その後、これは平成6年だったでしょうか、私は総務部長のときに埋設農薬の問題がもう一回出てまいりまして、当初に鳥取県が埋設をしたその埋設の仕方に不安がある箇所があるので点検をすべしということになり、急遽幾つか掘り出してみて、そして、掘れるものはできるだけ掘って回収していこうということにまた改めてなったわけです。
その際に、だれがこれを負担するのかということについては、いろんな議論がありました。当時の記憶を私もひもといておるのですが、埋めるときに県が2分の1、市町村が4分の1、経済連が4分の1という、そういうスキームでやったので、それと同じスキームでやればいいではないかと思っていたのですが、結果的にはいろんな関係機関の議論がありまして、掘る方は県が2分の1、市町村が3分の1、農協が6分の1ということになりました。出てきた農薬の最終処分については、全部県が処理をしましょう、県の責任、負担で処理をしましょうと、こういうことになったわけです。
おっしゃったように、国に農薬の許可とかの権限があって、市町村にはそれが全くない。にもかかわらず、市町村が負担をするのは筋違いではないかというのは、確かにそういう考え方もあろうかと思いますが、それを言い出しますと、県も半分出すのは筋違いなのです。みんなで国が出すべきだといって合唱しても、多分出してくれませんから、そうしますと、じっとしていて農薬の回収というものは行われなかったのだろうと思います。

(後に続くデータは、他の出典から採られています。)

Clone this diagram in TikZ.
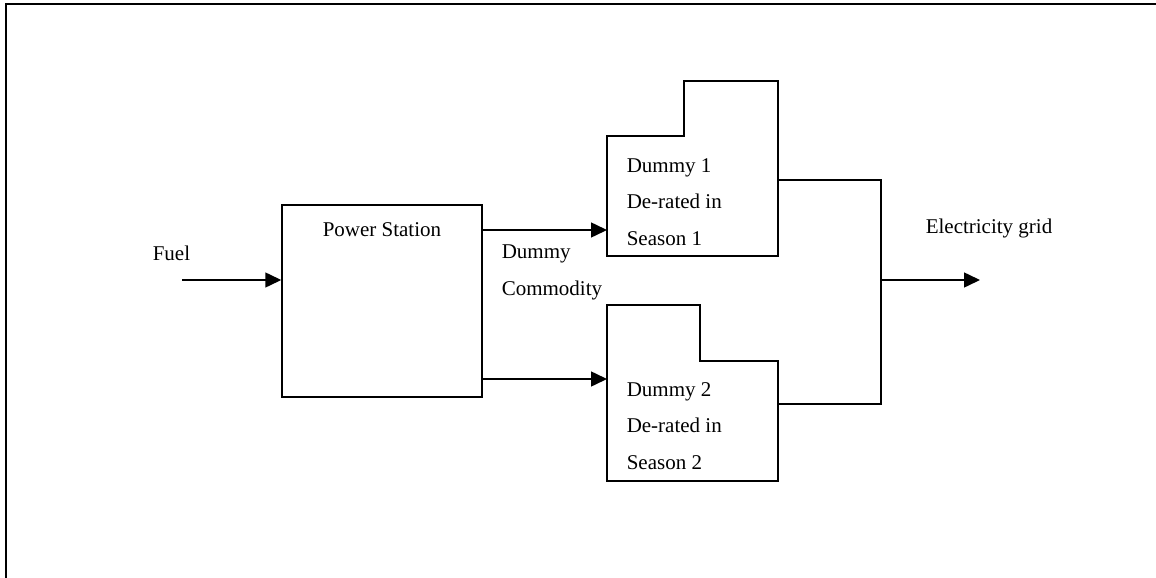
\documentclass[tikz,border=0pt]{standalone}
\usepackage{fontspec}
\setmainfont{Liberation Serif}
\usetikzlibrary{arrows.meta}
\begin{document}
\begin{tikzpicture}[x=1pt,y=-1pt,
  line width=1.5pt,
  lbl/.style={anchor=base west,inner sep=0pt,font=\fontsize{21}{25}\selectfont},
  flow/.style={-{Triangle[length=16pt,width=15pt]}},
  boxshape/.style={draw,line width=1.5pt,line join=miter}]
\useasboundingbox (0,0) rectangle (1156,578);
% outer frame (cropped on the right and bottom)
\draw[line width=2pt] (6,590) -- (6,4) -- (1170,4);
% power station
\node[draw,minimum width=200pt,minimum height=192pt,inner sep=0pt,line width=1.5pt] (ps) at (382,301) {};
\node[lbl] (pst) at (322,236) {Power Station};
% fuel
\node[lbl] (fuel) at (152,260) {Fuel};
\coordinate (fuelin) at (182,280);
\draw[flow] (fuelin) -- (fuelin -| ps.west);
% dummy 1
\draw[boxshape] (607,136) -- (684,136) -- (684,81) -- (778,81) -- (778,256) -- (607,256) -- cycle;
\coordinate (d1in) at (607,230);
\coordinate (d1out) at (778,180);
\node[lbl] (d1a) at (626,172) {Dummy 1};
\node[lbl] (d1b) at (626,208.5) {De-rated in};
\node[lbl] (d1c) at (626,245) {Season 1};
% dummy 2
\draw[boxshape] (607,305) -- (700,305) -- (700,361) -- (778,361) -- (778,481) -- (607,481) -- cycle;
\coordinate (d2in) at (607,379);
\coordinate (d2out) at (778,404);
\node[lbl] (d2a) at (626,396) {Dummy 2};
\node[lbl] (d2b) at (626,432.5) {De-rated in};
\node[lbl] (d2c) at (626,469) {Season 2};
% dummy commodity
\draw[flow] (d1in -| ps.east) -- (d1in);
\draw[flow] (d2in -| ps.east) -- (d2in);
\node[lbl] (dc1) at (501,258) {Dummy};
\node[lbl] (dc2) at (501,295) {Commodity};
% collector
\coordinate (bus) at (881,280);
\coordinate (gridout) at (980,280);
\draw (d1out) -- (d1out -| bus) -- (d2out -| bus) -- (d2out);
\draw[flow] (bus) -- (gridout);
\node[lbl] (grid) at (925,233.5) {Electricity grid};
\end{tikzpicture}
\end{document}
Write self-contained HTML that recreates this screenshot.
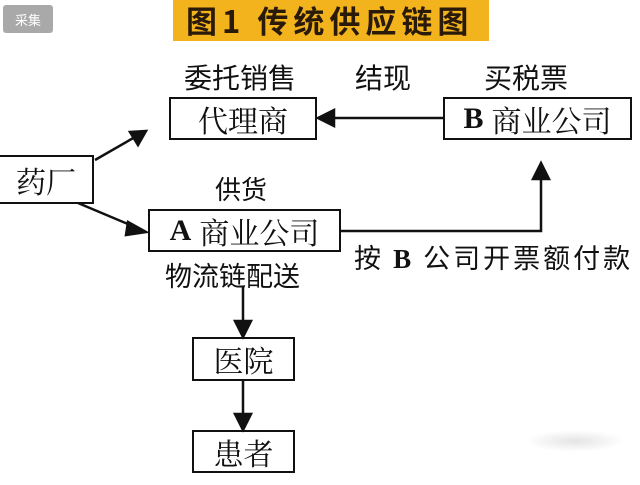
<!DOCTYPE html>
<html><head><meta charset="utf-8"><style>
body{margin:0;width:640px;height:485px;background:#fff;overflow:hidden;position:relative;font-family:"Liberation Serif","Noto Serif CJK SC",serif;color:#111}
.t{position:absolute;white-space:nowrap;line-height:1}
.b{position:absolute;border:2px solid #111;box-sizing:border-box;display:flex;align-items:center;justify-content:center;font-size:30px;background:#fff}
</style></head><body>
<div style="position:absolute;left:3px;top:5px;width:50px;height:28px;background:#a9a9a9;border-radius:3px;color:#fff;font:13px 'Liberation Sans','Noto Sans CJK SC',sans-serif;display:flex;align-items:center;justify-content:center">采集</div>
<div style="position:absolute;left:173px;top:0;width:316px;height:41px;background:#f2b31c"></div>
<div class="t" style="left:186px;top:4px;font-size:31px;font-weight:bold;letter-spacing:5px;font-family:'Noto Sans CJK SC',sans-serif;color:#2a1a0a">图1 传统供应链图</div>
<div class="t" style="left:184px;top:63px;font-size:28px;font-family:'Noto Sans CJK SC',sans-serif">委托销售</div>
<div class="t" style="left:355px;top:63px;font-size:28px;font-family:'Noto Sans CJK SC',sans-serif">结现</div>
<div class="t" style="left:484px;top:63px;font-size:28px;font-family:'Noto Sans CJK SC',sans-serif">买税票</div>
<div class="b" style="left:169px;top:97px;width:148px;height:43px">代理商</div>
<div class="b" style="left:443px;top:97px;width:189px;height:43px"><b style="font-family:'Liberation Serif';margin-right:8px">B</b>商业公司</div>
<div class="b" style="left:-2px;top:155px;width:96px;height:49px">药厂</div>
<div class="t" style="left:215px;top:176px;font-size:26px;font-family:'Noto Sans CJK SC',sans-serif">供货</div>
<div class="b" style="left:148px;top:209px;width:193px;height:43px"><b style="font-family:'Liberation Serif';margin-right:8px">A</b>商业公司</div>
<div class="t" style="left:354px;top:243px;font-size:27px;letter-spacing:3px;font-family:'Noto Sans CJK SC',sans-serif">按 <b style="font-family:'Liberation Serif'">B</b> 公司开票额付款</div>
<div class="t" style="left:165px;top:261px;font-size:27px;font-family:'Noto Sans CJK SC',sans-serif">物流链配送</div>
<div class="b" style="left:192px;top:337px;width:103px;height:44px">医院</div>
<div class="b" style="left:192px;top:430px;width:103px;height:43px">患者</div>
<div style="position:absolute;left:525px;top:430px;width:100px;height:22px;background:radial-gradient(#e4e4e4,#fff 70%);"></div>
<svg width="640" height="485" style="position:absolute;left:0;top:0">
<g stroke="#111" stroke-width="2.5" fill="#111">
<line x1="330" y1="118" x2="443" y2="118"/><polygon points="318,118 334,110 334,126"/>
<line x1="95" y1="160" x2="135" y2="137"/><polygon points="146,131 130,132 138,145"/>
<line x1="78" y1="203" x2="135" y2="227"/><polygon points="146,232 128,222 126,235"/>
<polyline fill="none" points="341,231 541,231 541,175"/><polygon points="541,163 533,179 549,179"/>
<line x1="243" y1="287" x2="243" y2="325"/><polygon points="243,337 235,321 251,321"/>
<line x1="243" y1="381" x2="243" y2="418"/><polygon points="243,430 235,414 251,414"/>
</g></svg>
</body></html>
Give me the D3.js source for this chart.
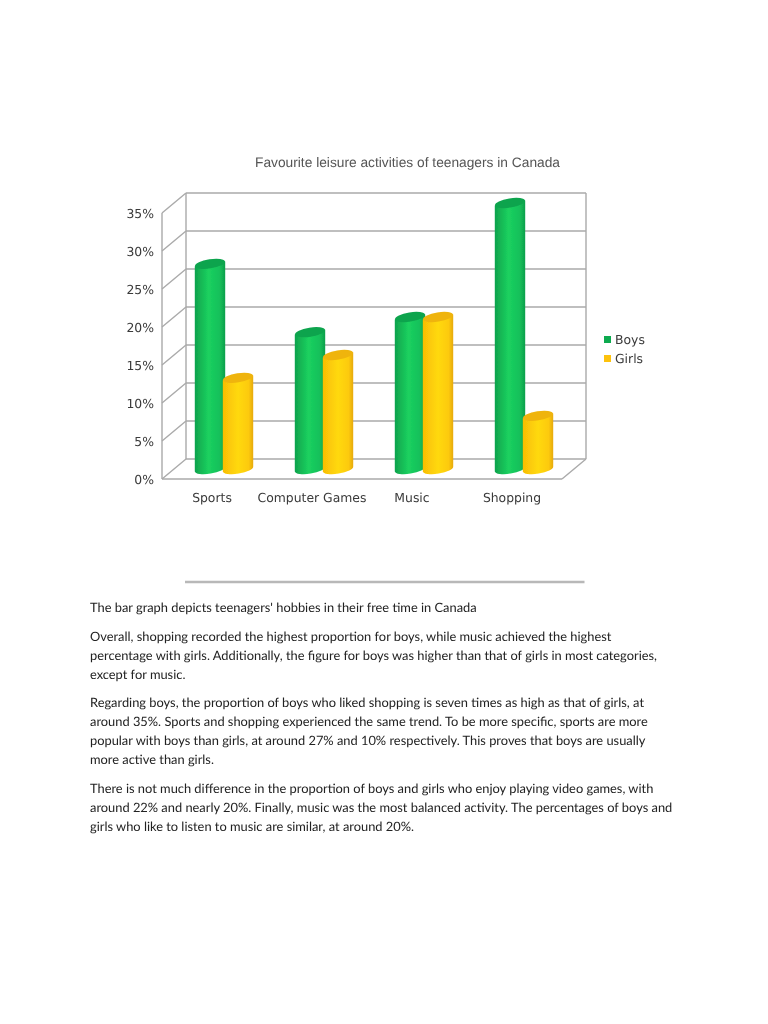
<!DOCTYPE html>
<html><head><meta charset="utf-8">
<script src="https://cdnjs.cloudflare.com/ajax/libs/d3/7.8.5/d3.min.js"></script>
<style>html,body{margin:0;padding:0;background:#fff}svg{display:block;text-rendering:geometricPrecision}</style>
</head><body><svg id="c" width="768" height="1024"></svg>
<script>
const title = "Favourite leisure activities of teenagers in Canada";
const categories = ["Sports","Computer Games","Music","Shopping"];
const boys = [27,18,20,35];
const girls = [12,15,20,7];
const yTicks = [0,5,10,15,20,25,30,35];
const seriesNames = ["Boys","Girls"];
const bodyLines = [
 ["The bar graph depicts teenagers' hobbies in their free time in Canada",607],
 ["Overall, shopping recorded the highest proportion for boys, while music achieved the highest",636],
 ["percentage with girls. Additionally, the figure for boys was higher than that of girls in most categories,",655],
 ["except for music.",674],
 ["Regarding boys, the proportion of boys who liked shopping is seven times as high as that of girls, at",702],
 ["around 35%. Sports and shopping experienced the same trend. To be more specific, sports are more",721],
 ["popular with boys than girls, at around 27% and 10% respectively. This proves that boys are usually",740],
 ["more active than girls.",759],
 ["There is not much difference in the proportion of boys and girls who enjoy playing video games, with",788],
 ["around 22% and nearly 20%. Finally, music was the most balanced activity. The percentages of boys and",807],
 ["girls who like to listen to music are similar, at around 20%.",826]
];

const svg = d3.select("#c");
const defs = svg.append("defs");
function grad(id, stops){
  const g = defs.append("linearGradient").attr("id",id).attr("x1","0").attr("x2","1").attr("y1","0").attr("y2","0");
  stops.forEach(s=>g.append("stop").attr("offset",s[0]).attr("stop-color",s[1]));
}
grad("gBoys",[[0,"#0fa24c"],[0.45,"#1bd15f"],[0.82,"#15c05a"],[1,"#0e9f4a"]]);
grad("gGirls",[[0,"#f8bd05"],[0.5,"#ffd90a"],[0.85,"#fdca08"],[1,"#e6a90e"]]);
const soft = (id,sd)=>defs.append("filter").attr("id",id).attr("x","-5%").attr("y","-5%").attr("width","110%").attr("height","110%")
  .append("feGaussianBlur").attr("stdDeviation",sd);
soft("soft",0.45); soft("softText",0.25);

const left=162, right=562, floorY=479, topY=213, dx=24, dy=-20;
const y = d3.scaleLinear().domain([0,35]).range([floorY,topY]);
const x = d3.scaleBand().domain(categories).range([left,right]);
const sub = d3.scaleBand().domain(seriesNames).range([34,90]);

const chart = svg.append("g").attr("filter","url(#soft)");
const gridCol="#aaaaaa";
const grid = chart.append("g").attr("stroke",gridCol).attr("stroke-width",1.4).attr("fill","none");
yTicks.forEach(t=>{
  grid.append("line").attr("x1",left+dx).attr("x2",right+dx).attr("y1",y(t)+dy).attr("y2",y(t)+dy);
  grid.append("line").attr("x1",left).attr("x2",left+dx).attr("y1",y(t)).attr("y2",y(t)+dy);
});
grid.append("line").attr("x1",left).attr("x2",left).attr("y1",y(0)).attr("y2",y(35));
grid.append("line").attr("x1",left+dx).attr("x2",left+dx).attr("y1",y(0)+dy).attr("y2",y(35)+dy);
grid.append("line").attr("x1",right+dx).attr("x2",right+dx).attr("y1",y(0)+dy).attr("y2",y(35)+dy);
grid.append("line").attr("x1",left).attr("x2",right).attr("y1",y(0)).attr("y2",y(0));
grid.append("line").attr("x1",right).attr("x2",right+dx).attr("y1",y(0)).attr("y2",y(0)+dy);

const rx=15.2, ry=4.6, rot=-9, lift=2.4, depth=-10;
function cyl(g, cx, v, fill, cap){
  const top=y(v)+depth, bot=y(0)+depth;
  g.append("path").attr("fill",fill).attr("d",
    `M${cx-rx},${top+lift} L${cx-rx},${bot+lift} A${rx},${ry} ${rot} 0 0 ${cx+rx},${bot-lift} L${cx+rx},${top-lift} Z`);
  g.append("ellipse").attr("cx",cx).attr("cy",top).attr("rx",rx).attr("ry",ry)
    .attr("transform",`rotate(${rot} ${cx} ${top})`).attr("fill",cap);
}
const bars = chart.append("g");
categories.forEach((c,i)=>{
  const base = x(c);
  cyl(bars, base+sub("Boys")+sub.bandwidth()/2, boys[i], "url(#gBoys)", "#0ea44e");
  cyl(bars, base+sub("Girls")+sub.bandwidth()/2, girls[i], "url(#gGirls)", "#efb40a");
});

const tickFont="'DejaVu Sans',sans-serif";
const txt = chart.append("g").attr("fill","#3a3a3a").attr("font-family",tickFont).attr("font-size",12.4);
txt.selectAll("text.yt").data(yTicks).join("text").attr("class","yt")
  .attr("x",154).attr("y",d=>y(d)+4.5).attr("text-anchor","end").text(d=>d+"%");
txt.selectAll("text.xt").data(categories).join("text").attr("class","xt")
  .attr("x",d=>x(d)+x.bandwidth()/2).attr("y",502).attr("text-anchor","middle").text(d=>d);

chart.append("text").attr("x",407.5).attr("y",167).attr("text-anchor","middle")
  .attr("font-family","'Liberation Sans',Arial,sans-serif").attr("font-size",13.75).attr("fill","#555").text(title);

const legY = d3.scalePoint().domain(seriesNames).range([339.5,358.5]);
const legColor = d3.scaleOrdinal().domain(seriesNames).range(["#0eaa50","#fdc208"]);
seriesNames.forEach(s=>{
  chart.append("rect").attr("x",604).attr("y",legY(s)-3.5).attr("width",7).attr("height",7).attr("fill",legColor(s));
  chart.append("text").attr("x",615).attr("y",legY(s)+4.5).attr("font-family",tickFont).attr("font-size",12.4).attr("fill","#3a3a3a").text(s);
});

chart.append("line").attr("x1",185).attr("x2",584.5).attr("y1",582).attr("y2",582).attr("stroke","#b8b8b8").attr("stroke-width",2.6);

svg.append("g").attr("filter","url(#softText)").attr("font-family","Lato,'Noto Sans',sans-serif").attr("font-size",12.85).attr("fill","#222")
  .selectAll("text").data(bodyLines).join("text")
  .attr("x",90).attr("y",d=>d[1]+4.5).text(d=>d[0]);
</script></body></html>
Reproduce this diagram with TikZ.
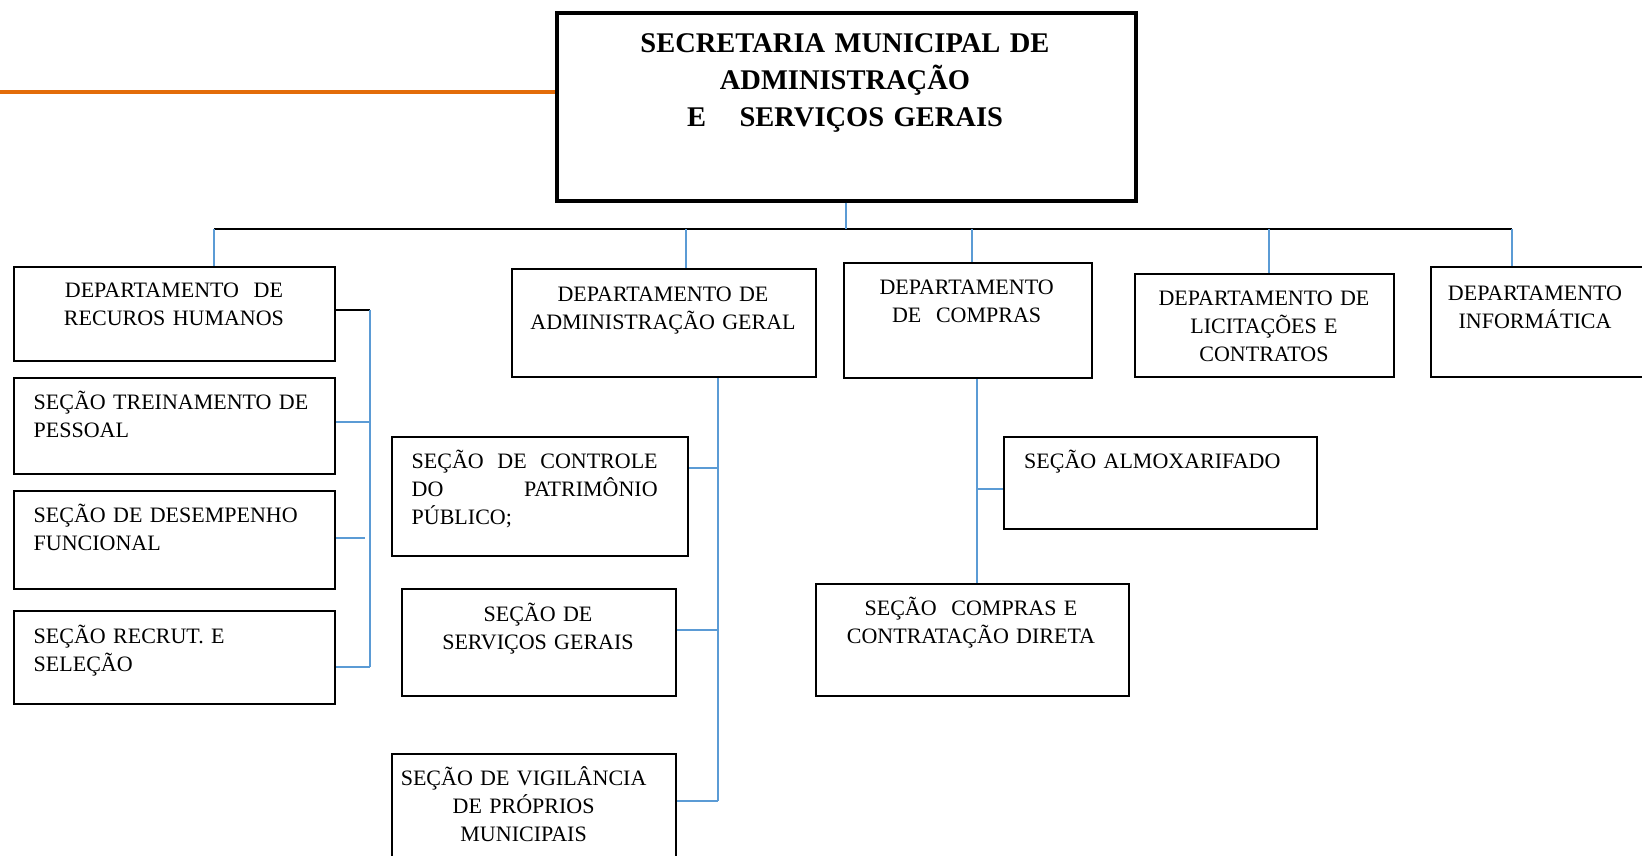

しかし、鳥取県の環境のことを考え、県民の皆さんに対する不安を除去するために、みんなで協力をしてやろうということで、県も半分出し、市町村も幾ばくかを出し、農協も出すということで、そのときに相談をし、約束をしたわけで、これは先ほどの倉吉未来中心の話ではありませんけれども、やっぱり約束をしてみんなでやっていこうと言ったことは、守っていくのが信義則にかなうのではないかと思います。筋が違うからといってみんなが逃げ出してしまえば、何もできなくなってしまうわけで、今日までもこのスキームで、この負担割合で幾つかの市町村が取り組んでおられるわけで、残ったところも、このルールに基づいてやっていただくのが正しいことだと私は考えております。